## TASK TO COMPLETE
Pick out the lines below that include the string "picture".

## GIVEN RECORDS
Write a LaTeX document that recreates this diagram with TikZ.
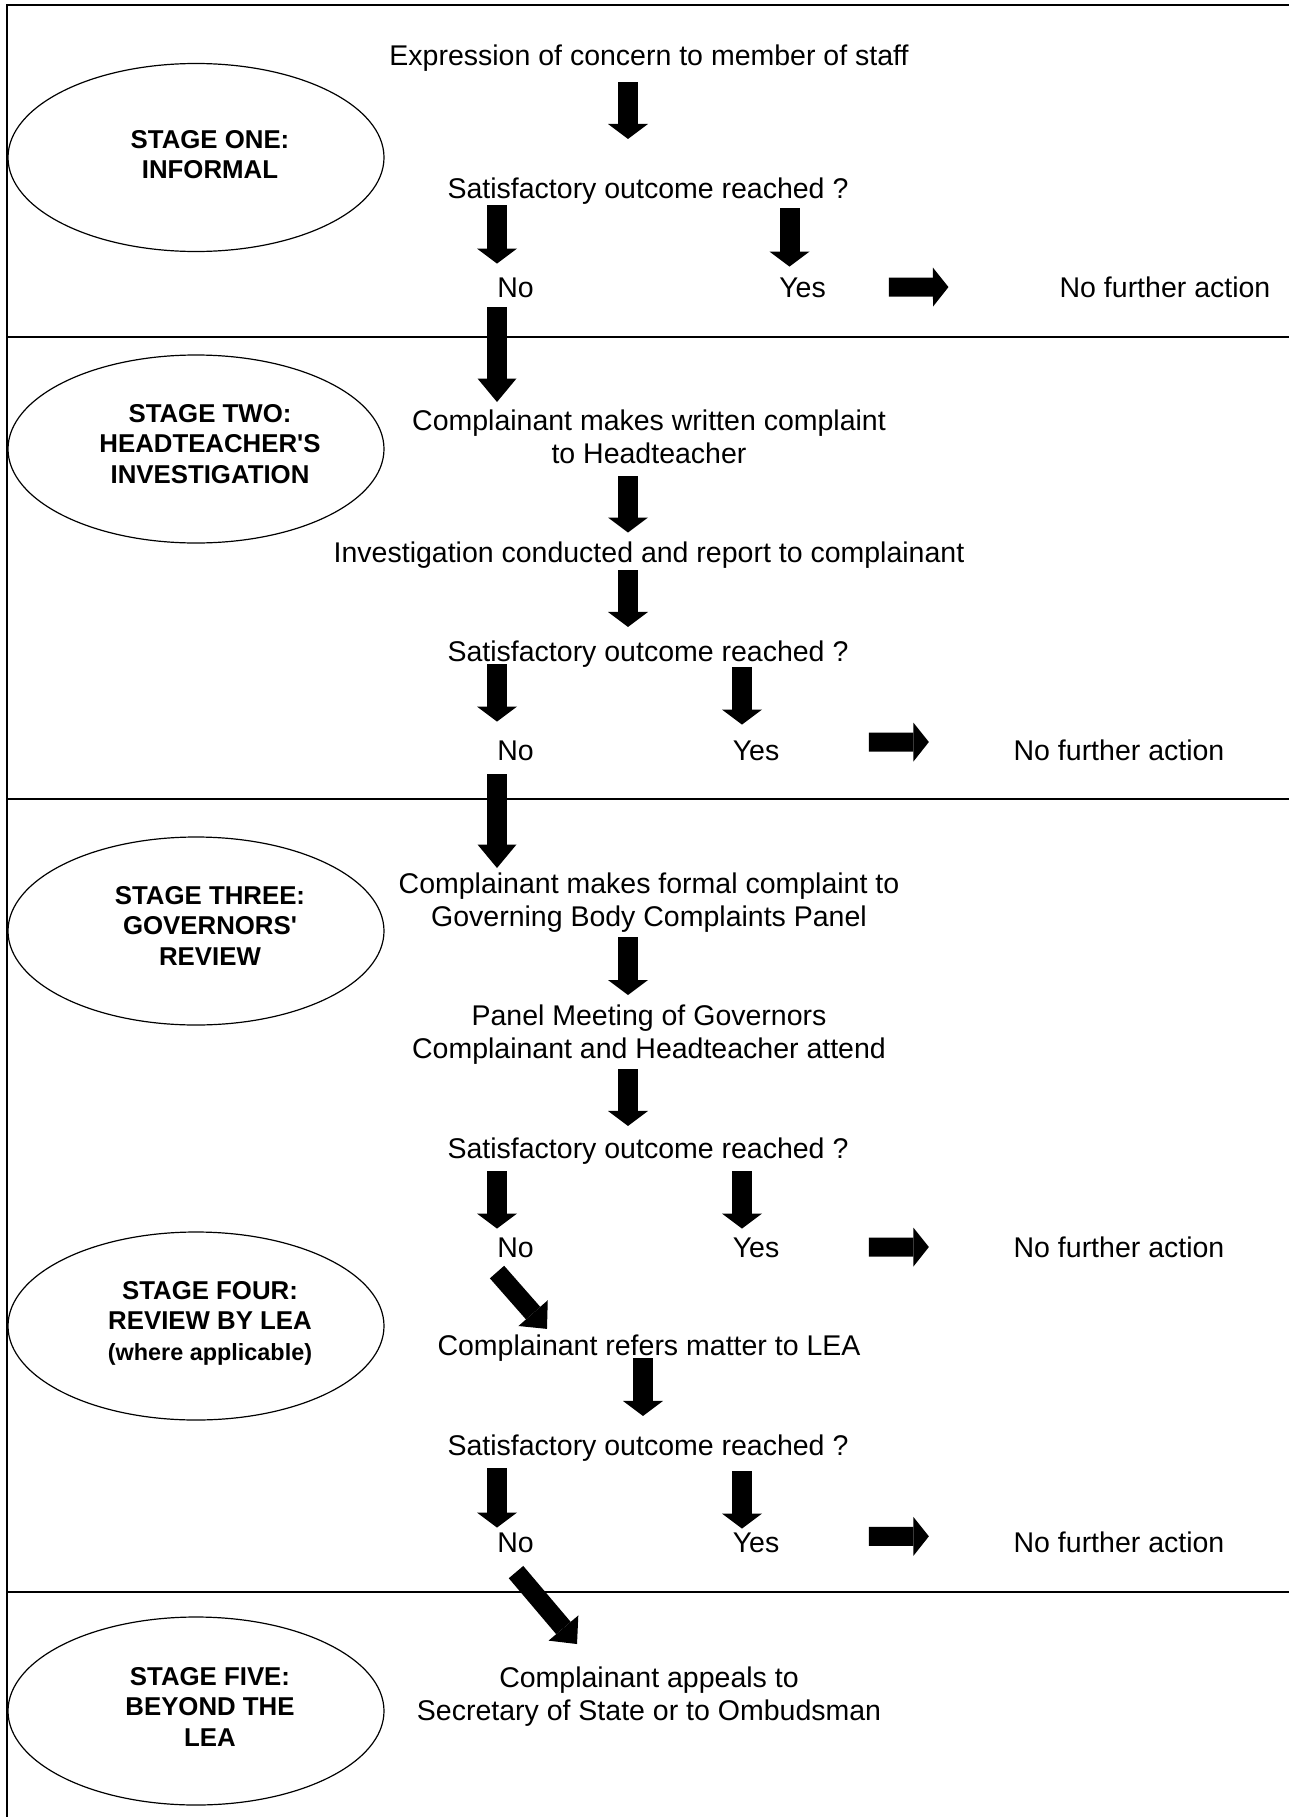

---

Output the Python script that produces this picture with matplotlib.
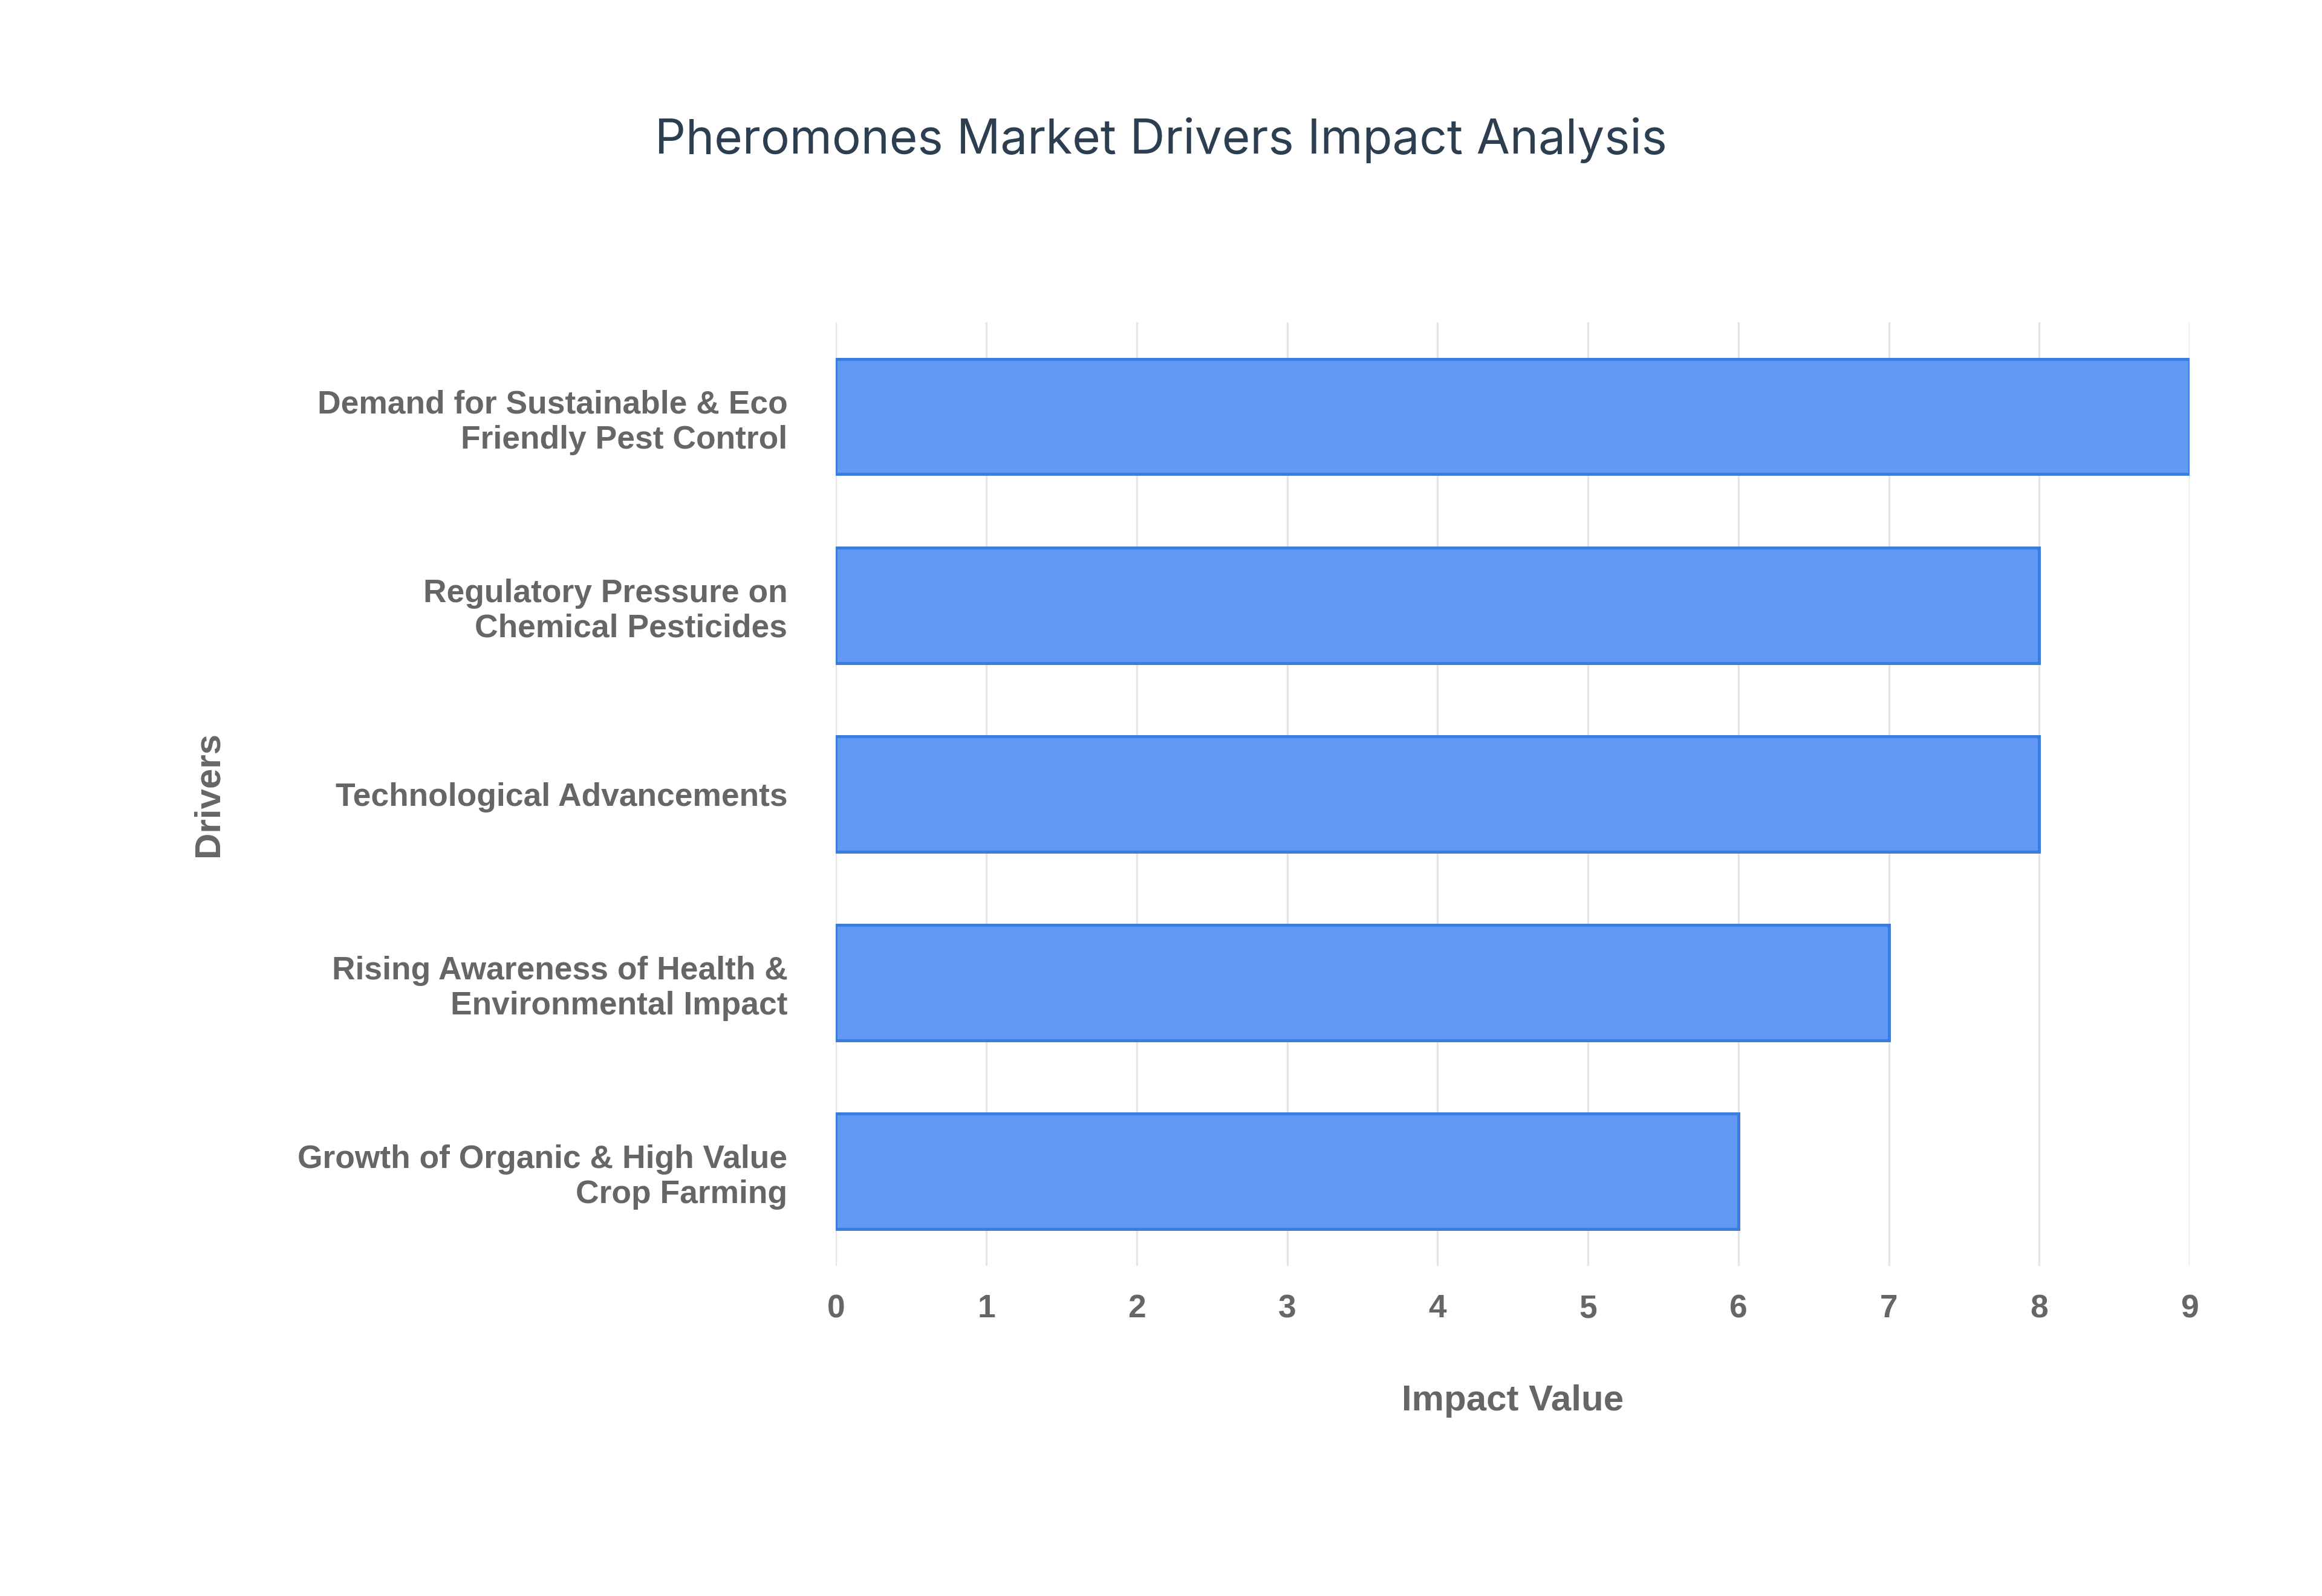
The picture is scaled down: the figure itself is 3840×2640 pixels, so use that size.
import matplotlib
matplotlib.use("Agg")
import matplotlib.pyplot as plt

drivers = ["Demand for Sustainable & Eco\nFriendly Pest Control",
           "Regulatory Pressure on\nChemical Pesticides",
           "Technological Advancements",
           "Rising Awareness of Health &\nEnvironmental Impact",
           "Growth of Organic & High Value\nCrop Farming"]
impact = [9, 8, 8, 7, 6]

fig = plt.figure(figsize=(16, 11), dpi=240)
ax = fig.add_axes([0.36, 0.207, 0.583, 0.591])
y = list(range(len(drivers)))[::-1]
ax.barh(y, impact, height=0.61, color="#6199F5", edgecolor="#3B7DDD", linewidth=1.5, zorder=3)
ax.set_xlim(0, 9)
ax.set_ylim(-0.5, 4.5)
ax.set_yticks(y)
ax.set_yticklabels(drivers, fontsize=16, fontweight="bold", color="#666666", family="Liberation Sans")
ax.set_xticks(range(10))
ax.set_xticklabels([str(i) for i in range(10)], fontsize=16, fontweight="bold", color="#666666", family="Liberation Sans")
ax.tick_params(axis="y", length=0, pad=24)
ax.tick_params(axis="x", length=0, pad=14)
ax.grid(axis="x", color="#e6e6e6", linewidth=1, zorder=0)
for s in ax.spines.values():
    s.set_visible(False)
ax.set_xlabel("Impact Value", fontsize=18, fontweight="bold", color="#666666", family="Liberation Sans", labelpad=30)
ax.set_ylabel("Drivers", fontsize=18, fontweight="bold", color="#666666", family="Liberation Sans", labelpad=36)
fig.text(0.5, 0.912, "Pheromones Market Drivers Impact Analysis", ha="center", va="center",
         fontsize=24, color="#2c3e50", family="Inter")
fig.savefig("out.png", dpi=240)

## COMPLETE OUTPUT
Output the Python script that produces this picture with matplotlib.
The picture is scaled down: the figure itself is 3840×2640 pixels, so use that size.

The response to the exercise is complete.